Labour’s shadow justice secretary Steve Reed branded the reforms a “dead cat distraction tactic” and “all mouth and no trousers”, adding that they offered “nothing new”.
He told MPs: “Every time the Government’s in trouble politically they wheel out reforming the Human Rights Act.
“It’s a dead cat distraction tactic by a Government that doesn’t know how to fix the criminal justice system that they’ve broken and is desperate to divert attention away from the corruption scandals they started.
“This is little more than an attempt to wage culture wars because they’ve surrendered from waging war on crime and corruption.”
Mr Raab’s plan to rewrite the Act is the latest attempt by Tory ministers to tackle the legislation, which enshrined the European Convention on Human Rights (ECHR) into domestic law.
While he confirmed the UK will remain a party to the ECHR, Mr Raab said the reforms would “sharpen” the separation of powers and make the UK Supreme Court, not the Strasbourg court, the “ultimate judicial arbiter when it comes to interpreting the ECHR in this country”.
The Government wants to “prevent the misuse and the distortion” of the ECHR and the plans will make it “crystal clear that the UK courts are under no duty to follow Strasbourg caselaw”, he said, adding that his “critique” is levelled at the way the Act is operating and not at the UK judiciary “who have quite properly sought to implement legislation passed in this House”.
The findings of a review of the Act have also been published alongside the launch of a three-month consultation asking for views on the plans.
The review said although the law has been a success, “there is clear room for a coherent package of reforms carrying both domestic and international benefits.”
Chairman Sir Peter Gross said separate reforms recommended by the panel “are designed to improve how the HRA operates, both domestically across the UK, and, in the UK Courts’ relationship with the European Court of Human Rights.

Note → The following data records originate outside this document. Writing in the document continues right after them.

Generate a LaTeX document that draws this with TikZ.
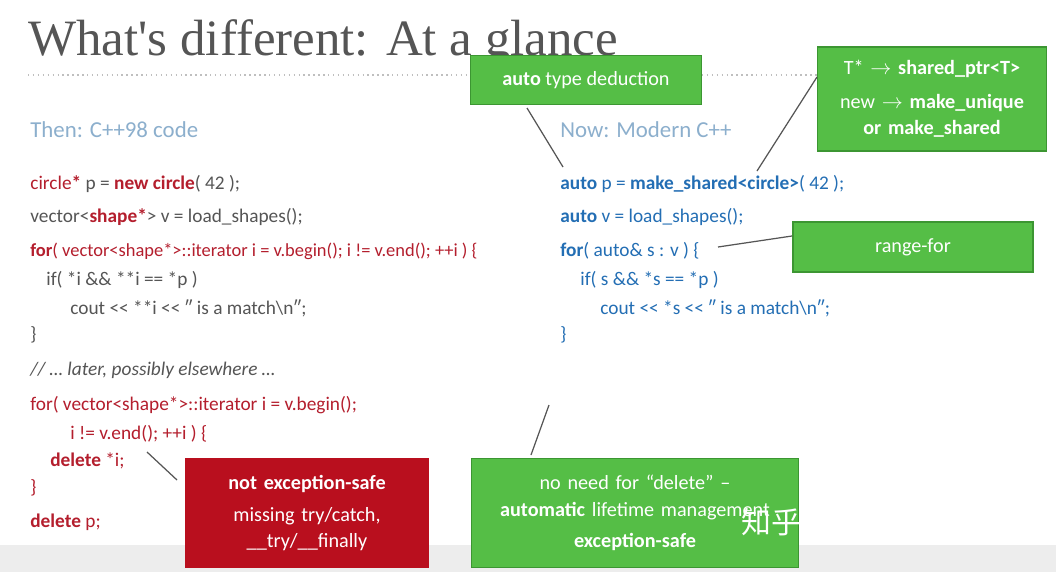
\documentclass[tikz,border=0pt]{standalone}
\usepackage{fontspec}
\setmainfont{Carlito}
\newfontfamily\titlefont{Liberation Serif}
\newfontfamily\cjk{Noto Sans CJK SC}
\definecolor{cred}{RGB}{180,30,45}
\definecolor{cgray}{RGB}{85,85,85}
\definecolor{cblue}{RGB}{35,110,180}
\definecolor{hblue}{RGB}{140,175,205}
\definecolor{gfill}{RGB}{85,190,70}
\definecolor{gline}{RGB}{60,150,50}
\definecolor{rfill}{RGB}{185,15,30}
\newcommand\shl{{<}{<}}
\begin{document}
\begin{tikzpicture}[x=0.02cm,y=-0.02cm,
  code/.style={anchor=west,inner sep=0,font=\fontsize{11}{13}\selectfont},
  gbox/.style={draw=gline,line width=0.8pt,fill=gfill,text=white,align=center,font=\fontsize{11.5}{15}\selectfont},
  rbox/.style={fill=rfill,text=white,align=center,font=\fontsize{11.5}{15}\selectfont},
  lead/.style={draw=cgray,line width=0.7pt}]
\useasboundingbox[fill=white] (0,0) rectangle (1056,572);
\fill[white!93!black] (0,545) rectangle (1056,572);
\node[anchor=west,inner sep=0,text=cgray,font=\titlefont\fontsize{29}{32}\selectfont] (title) at (28,43) {What's different: At a glance};
\draw[white!75!black,dotted,line width=0.8pt] (28,75) -- (1030,75);
\node[code,text=hblue,font=\fontsize{13}{15}\selectfont] (h1) at (30,130) {Then: C++98 code};
\node[code,text=hblue,font=\fontsize{13}{15}\selectfont] (h2) at (560,130) {Now: Modern C++};
% left code
\node[code,text=cgray] (l1) at (30,184) {\textcolor{cred}{circle\textbf{*}} p = \textcolor{cred}{\textbf{new circle}}( 42 );};
\node[code,text=cgray] (l2) at (30,217) {vector<\textcolor{cred}{\textbf{shape*}}> v = load\_shapes();};
\node[code,text=cred,font=\fontsize{10.5}{13}\selectfont] (l3) at (30,251) {\textbf{for}( vector<shape*>::iterator i = v.begin(); i != v.end(); ++i ) \{};
\node[code,text=cgray] (l4) at (46,280) {if( *i \&\& **i == *p )};
\node[code,text=cgray] (l5) at (70,308) {cout \shl{} **i \shl{} ″ is a match\textbackslash n″;};
\node[code,text=cgray] (l6) at (30,335) {\}};
\node[code,text=cgray] (l7) at (30,370) {\textit{// … later, possibly elsewhere …}};
\node[code,text=cred] (l8) at (30,405) {for( vector<shape*>::iterator i = v.begin();};
\node[code,text=cred] (l9) at (70,434) {i != v.end(); ++i ) \{};
\node[code,text=cred] (l10) at (50,461) {\textbf{delete} *i;};
\node[code,text=cred] (l11) at (30,488) {\}};
\node[code,text=cred] (l12) at (30,522) {\textbf{delete} p;};
% right code
\node[code,text=cblue] (r1) at (560,184) {\textbf{auto} p = \textbf{make\_shared<circle>}( 42 );};
\node[code,text=cblue] (r2) at (560,217) {\textbf{auto} v = load\_shapes();};
\node[code,text=cblue] (r3) at (560,251) {\textbf{for}( auto\& s : v ) \{};
\node[code,text=cblue] (r4) at (580,280) {if( s \&\& *s == *p )};
\node[code,text=cblue] (r5) at (600,308) {cout \shl{} *s \shl{} ″ is a match\textbackslash n″;};
\node[code,text=cblue] (r6) at (560,335) {\}};
% boxes
\node[gbox,minimum width=4.62cm,minimum height=0.98cm] (b1) at (586,80) {\textbf{auto} type deduction};
\node[gbox,minimum width=4.58cm,minimum height=2.08cm,text width=4.3cm] (b2) at (932,99) {T* $\rightarrow$ \textbf{shared\_ptr<T>}\\[4pt] new $\rightarrow$ \textbf{make\_unique}\\ \textbf{or make\_shared}};
\node[gbox,minimum width=4.8cm,minimum height=1.0cm] (b3) at (913,247) {range-for};
\node[gbox,minimum width=6.55cm,minimum height=2.18cm,text width=6.3cm] (b4) at (635,513) {no need for ``delete'' --\\ \textbf{automatic} lifetime management\\[3pt] \textbf{exception-safe}};
\node[rbox,minimum width=4.9cm,minimum height=2.2cm,text width=4.6cm] (b5) at (307,513) {\textbf{not exception-safe}\\[3pt] missing try/catch,\\ \_\_try/\_\_finally};
% leaders
\draw[lead] (527,108) -- (563,167);
\draw[lead] (817,77) -- (757,171);
\draw[lead] (792,236) -- (718,247);
\draw[lead] (549,405) -- (531,455);
\draw[lead] (147,452) -- (177,480);
\node[text=white,font=\cjk\fontsize{17}{20}\selectfont,anchor=west] (wm) at (735,524) {知乎 @黄亮anthony};
\end{tikzpicture}
\end{document}
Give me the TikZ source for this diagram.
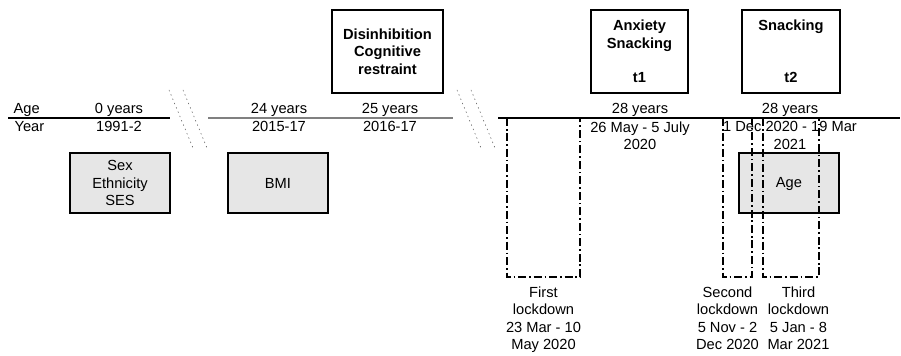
\documentclass[tikz,border=0pt]{standalone}
\usepackage{fontspec}
\setmainfont{Liberation Sans}
\usetikzlibrary{arrows.meta,positioning}
\definecolor{BoxGrey}{HTML}{E6E6E6}
\definecolor{BreakGrey}{HTML}{555555}
\newcommand{\diagfont}{\fontsize{11}{13.1}\selectfont}

\begin{document}
\begin{tikzpicture}[x=0.75pt,y=-0.75pt,
    every node/.style={font=\diagfont},
    measure/.style={draw,line width=1.5pt,fill=white,align=center,inner sep=0pt,
      minimum height=62pt,font=\diagfont\bfseries},
    covar/.style={draw,line width=1.5pt,fill=BoxGrey,align=center,inner sep=0pt,
      minimum width=75pt,minimum height=45pt},
    agerow/.style={anchor=south,inner sep=1pt},
    yearrow/.style={anchor=north,inner sep=2.5pt,align=center},
    lockrow/.style={anchor=north,align=center,inner sep=0pt},
    lockdown/.style={line width=1.5pt,dash pattern=on 6pt off 2.2pt on 1.2pt off 2.2pt},
    breakmark/.style={BreakGrey,line width=0.4pt,dash pattern=on 1pt off 2.5pt}]
    \useasboundingbox (0,0) rectangle (901,356);
    % timeline, broken twice
    \coordinate (tl1a) at (8,118);   \coordinate (tl1b) at (170,118);
    \coordinate (tl2a) at (208,118); \coordinate (tl2b) at (453,118);
    \coordinate (tl3a) at (498,118); \coordinate (tl3b) at (900,118);
    \draw[line width=1.2pt] (tl1a) -- (tl1b);
    \draw[line width=0.8pt,gray] (tl2a) -- (tl2b);
    \draw[line width=1pt] (tl3a) -- (tl3b);
    \foreach \x in {169,183,457,471} {
      \draw[breakmark] (\x,90) -- (\x+24,148);
    }
    \node[anchor=south west,inner sep=1pt] (agelab) at (12,118) {Age};
    \node[anchor=north west,inner sep=2.5pt] (yearlab) at (11,118) {Year};
    \node[agerow] (age0) at (119,118) {0 years};
    \node[yearrow] (year0) at (119,118) {1991-2};
    \node[agerow] (age24) at (279,118) {24 years};
    \node[yearrow] (year24) at (279,118) {2015-17};
    \node[agerow] (age25) at (390,118) {25 years};
    \node[yearrow] (year25) at (390,118) {2016-17};
    \node[agerow] (age28a) at (640,118) {28 years};
    \node[yearrow] (year28a) at (640,118) {26 May - 5 July\\2020};
    \node[agerow] (age28b) at (790,118) {28 years};
    \node[yearrow] (year28b) at (790,118) {1 Dec 2020 - 19 Mar\\2021};
    % measures
    \node[measure,minimum width=83pt] (disbox) at (387.5,51.5) {Disinhibition\\Cognitive\\restraint};
    \node[measure,minimum width=73pt] (t1box) at (639.5,51.5) {Anxiety\\Snacking\\[13.1pt]t1};
    \node[measure,minimum width=73.5pt] (t2box) at (791,51.5) {Snacking\\[26.2pt]t2};
    % covariates
    \node[covar] (sesbox) at (120,183) {Sex\\Ethnicity\\SES};
    \node[covar] (bmibox) at (278,183) {BMI};
    \node[covar] (agebox) at (789,183.5) {Age};
    % lockdowns
    \draw[lockdown] (507,118) rectangle (580,277);
    \draw[lockdown] (723,118) rectangle (752,277);
    \draw[lockdown] (763,118) rectangle (819,277);
    \coordinate (ld1) at (543.5,277);
    \coordinate (ld2) at (727.5,277);
    \coordinate (ld3) at (798.5,277);
    \node[lockrow,below=7pt of ld1] (ld1lab) {First\\lockdown\\23 Mar - 10\\May 2020};
    \node[lockrow,below=7pt of ld2] (ld2lab) {Second\\lockdown\\5 Nov - 2\\Dec 2020};
    \node[lockrow,below=7pt of ld3] (ld3lab) {Third\\lockdown\\5 Jan - 8\\Mar 2021};
\end{tikzpicture}
\end{document}
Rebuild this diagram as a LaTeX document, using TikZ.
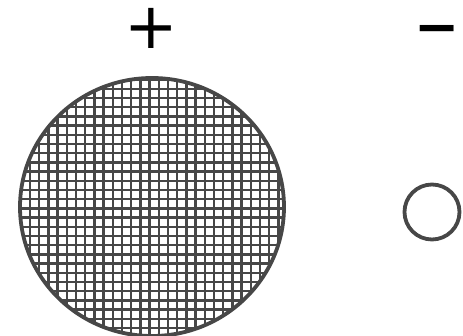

Otherwise, it is our view that the Human Rights Act works well and has benefited many.”
Baroness Kishwer Falkner, chairman of the Equality and Human Rights Commission, said the Act plays a “vital role in protecting everyone in the UK” and its benefits are “unquestionable”, adding: “We will analyse these proposals carefully. We will welcome any changes which would strengthen protections and oppose any that might reduce or weaken them.”